Record excerpts
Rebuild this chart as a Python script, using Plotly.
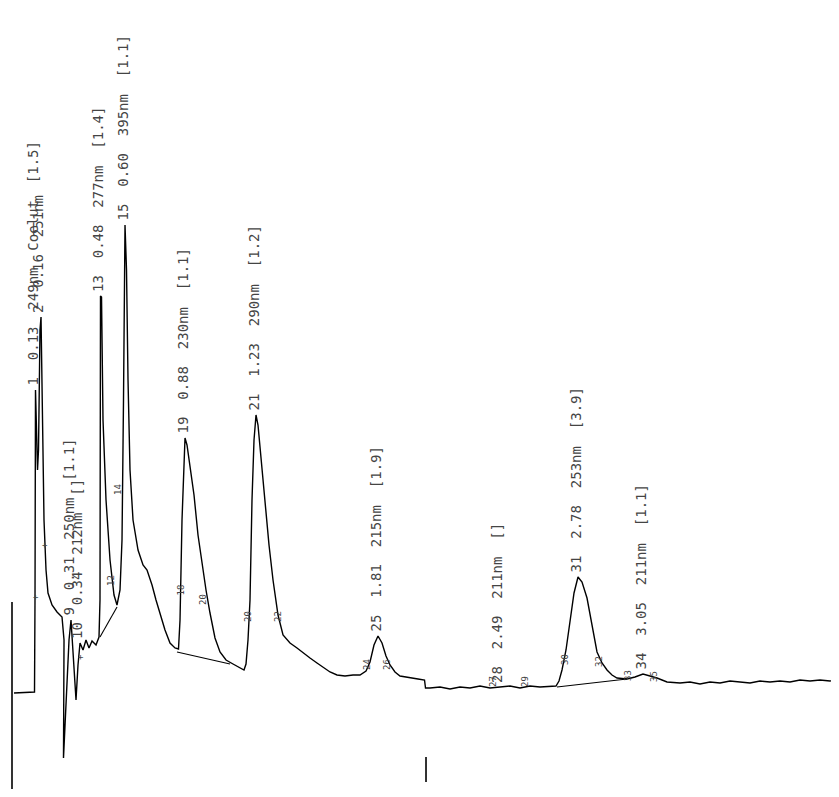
import plotly.graph_objects as go

# ---------------- data ----------------
time_min = [0.0603, 0.1591, 0.1615, 0.1639, 0.1688, 0.1736, 0.1784, 0.1856, 0.1905, 0.1953,
            0.2001, 0.2049, 0.2146, 0.2242, 0.2435, 0.2676, 0.2917, 0.3014, 0.2989, 0.3110,
            0.3255, 0.3351, 0.3447, 0.3592, 0.3688, 0.3785, 0.3930, 0.4074, 0.4219, 0.4364,
            0.4556, 0.4701, 0.4749, 0.4773, 0.4822, 0.4894, 0.5039, 0.5232, 0.5424, 0.5569,
            0.5714, 0.5810, 0.5882, 0.5955, 0.6027, 0.6100, 0.6196, 0.6341, 0.6582, 0.6823,
            0.7016, 0.7257, 0.7449, 0.7642, 0.7883, 0.8124, 0.8365, 0.8534, 0.8607, 0.8703,
            0.8799, 0.8848, 0.8944, 0.9089, 0.9282, 0.9474, 0.9667, 0.9860, 1.0053, 1.0294,
            1.0535, 1.0825, 1.1162, 1.1500, 1.1692, 1.1789, 1.1885, 1.1982, 1.2078, 1.2175,
            1.2271, 1.2367, 1.2512, 1.2705, 1.2898, 1.3091, 1.3332, 1.3573, 1.3910, 1.4248,
            1.4537, 1.4875, 1.5212, 1.5550, 1.5839, 1.6176, 1.6562, 1.6948, 1.7285, 1.7575,
            1.7768, 1.7960, 1.8153, 1.8346, 1.8539, 1.8732, 1.8973, 1.9214, 1.9696, 2.0082,
            2.0396, 2.0444, 2.0661, 2.1143, 2.1625, 2.2107, 2.2589, 2.3071, 2.3553, 2.4036,
            2.4518, 2.5000, 2.5482, 2.5964, 2.6446, 2.6735, 2.6880, 2.7025, 2.7218, 2.7411,
            2.7604, 2.7797, 2.7990, 2.8231, 2.8472, 2.8713, 2.8954, 2.9195, 2.9436, 2.9677,
            3.0159, 3.0545, 3.0931, 3.1268, 3.1606, 3.2088, 3.2715, 3.3197, 3.3679, 3.4161,
            3.4643, 3.5125, 3.5607, 3.6089, 3.6572, 3.7054, 3.7536, 3.8018, 3.8500, 3.8983,
            3.9465, 3.9947, 4.0381]

signal = [-8, -7, 85, 295, 255, 215, 235, 355, 368, 305,
          215, 165, 115, 92, 80, 73, 68, 45, -73, -15,
          45, 65, 35, -15, 20, 42, 35, 45, 37, 44,
          40, 48, 85, 389, 388, 265, 185, 125, 90, 80,
          95, 145, 285, 460, 415, 305, 215, 165, 135, 120,
          115, 100, 85, 72, 55, 42, 37, 36, 65, 165,
          235, 247, 240, 217, 190, 150, 120, 95, 72, 47,
          33, 25, 21, 17, 15, 21, 45, 85, 185, 245,
          270, 260, 225, 180, 140, 105, 70, 50, 42, 37,
          32, 27, 22, 17, 13, 10, 9, 10, 10, 14,
          23, 40, 49, 42, 29, 20, 13, 9, 7, 6,
          5, -3, -3, -2, -4, -2, -3, -1, -3, -2,
          -1, -3, -1, -2, -1, -1, 4, 15, 35, 65,
          92, 108, 103, 87, 60, 33, 22, 15, 10, 7,
          6, 8, 11, 9, 7, 3, 2, 3, 1, 3,
          2, 4, 3, 2, 4, 3, 4, 3, 5, 4,
          5, 4, 5]

# integrator baselines (start/end time, start/end signal)
baseline_t0 = [0.4749, 0.8462, 2.6783]
baseline_t1 = [0.5569, 1.1017, 3.0159]
baseline_s0 = [48, 33, -2]
baseline_s1 = [78, 21, 6]

# event marks (time, top, bottom)
event_t = [0.0506, 2.0468, 4.0188]
event_top = [83, -72, -86]
event_bottom = [-105, -97, -93]

# peak labels
peak_no = ["1", "2", "9", "10", "13", "15", "19", "21", "25", "28", "31", "34"]
peak_rt = ["0.13", "0.16", "0.31", "0.34", "0.48", "0.60", "0.88", "1.23", "1.81", "2.49", "2.78", "3.05"]
peak_nm = ["249nm", "251nm", "250nm", "212nm", "277nm", "395nm", "230nm", "290nm", "215nm", "211nm", "253nm", "211nm"]
peak_note = ["Coelut", "", "", "", "", "", "", "", "", "", "", ""]
peak_ratio = ["[1.5]", "", "[1.1]", "[]", "[1.4]", "[1.1]", "[1.1]", "[1.2]", "[1.9]", "[]", "[3.9]", "[1.1]"]
apex_time = [0.1639, 0.1905, 0.3351, 0.3785, 0.4773, 0.5955, 0.8848, 1.2271, 1.8153, 2.4036, 2.7797, 3.0931]
apex_signal = [295, 368, 65, 42, 389, 460, 247, 270, 49, -2, 108, 11]

# integrator tick marks
tick_time = [0.8631, 0.9715, 1.1885, 1.3332, 1.7623, 1.8587, 2.3698, 2.5241,
             2.7170, 2.8810, 3.0207, 3.1461, 0.5617, 0.5279, 0.1615, 0.2049, 0.3785]
tick_signal = [95, 85, 68, 68, 20, 20, 3, 3, 25, 23, 10, 8, 195, 105, 88, 140, 28]
tick_text = ["18", "20", "20", "22", "24", "26", "27", "29", "30", "32", "33", "35",
             "14", "12", "+", "+", "+"]

assert len(time_min) == len(signal)

# ---------------- figure ----------------
fig = go.Figure()
fig.add_trace(go.Scatter(x=time_min, y=signal, mode="lines",
                         line=dict(color="black", width=1.4), hoverinfo="skip"))
for t0, t1, s0, s1 in zip(baseline_t0, baseline_t1, baseline_s0, baseline_s1):
    fig.add_trace(go.Scatter(x=[t0, t1], y=[s0, s1], mode="lines",
                             line=dict(color="black", width=1.1), hoverinfo="skip"))
for t, a, b in zip(event_t, event_top, event_bottom):
    fig.add_trace(go.Scatter(x=[t, t], y=[a, b], mode="lines",
                             line=dict(color="black", width=1.6), hoverinfo="skip"))

SP = "\u00a0\u00a0"
annotations = []
for n, rt, nm, note, ratio, at, asig in zip(peak_no, peak_rt, peak_nm, peak_note,
                                             peak_ratio, apex_time, apex_signal):
    parts = [n, rt, nm] + ([note] if note else []) + ([ratio] if ratio else [])
    annotations.append(dict(x=at, y=asig, xref="x", yref="y", text=SP.join(parts),
                            textangle=-90, showarrow=False, xanchor="center",
                            yanchor="bottom", xshift=-3, yshift=2,
                            font=dict(family="DejaVu Sans Mono", size=14, color="#444")))
for t, s, txt in zip(tick_time, tick_signal, tick_text):
    annotations.append(dict(x=t, y=s, xref="x", yref="y", text=txt, textangle=-90,
                            showarrow=False, xanchor="center", yanchor="middle",
                            font=dict(family="DejaVu Sans Mono", size=9, color="#444")))

# the page body adds an 8 px offset; ranges compensate so marks land in place
fig.update_layout(
    width=831, height=781,
    margin=dict(l=0, r=0, t=0, b=0),
    paper_bgcolor="white", plot_bgcolor="white",
    showlegend=False,
    xaxis=dict(range=[0.0313, 4.0381], visible=False),
    yaxis=dict(range=[-104, 677], visible=False),
    annotations=annotations,
)

fig.write_html("out.html")
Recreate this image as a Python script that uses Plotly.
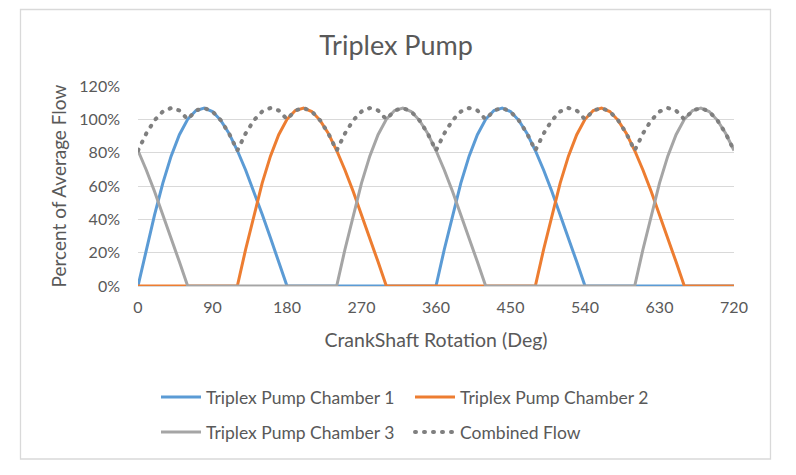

What to work on
Find the word "script" and list each line it appears in.

Written solution
Rebuild this chart as a Python script, using Plotly.
Recreate this image as a Python script that uses Plotly.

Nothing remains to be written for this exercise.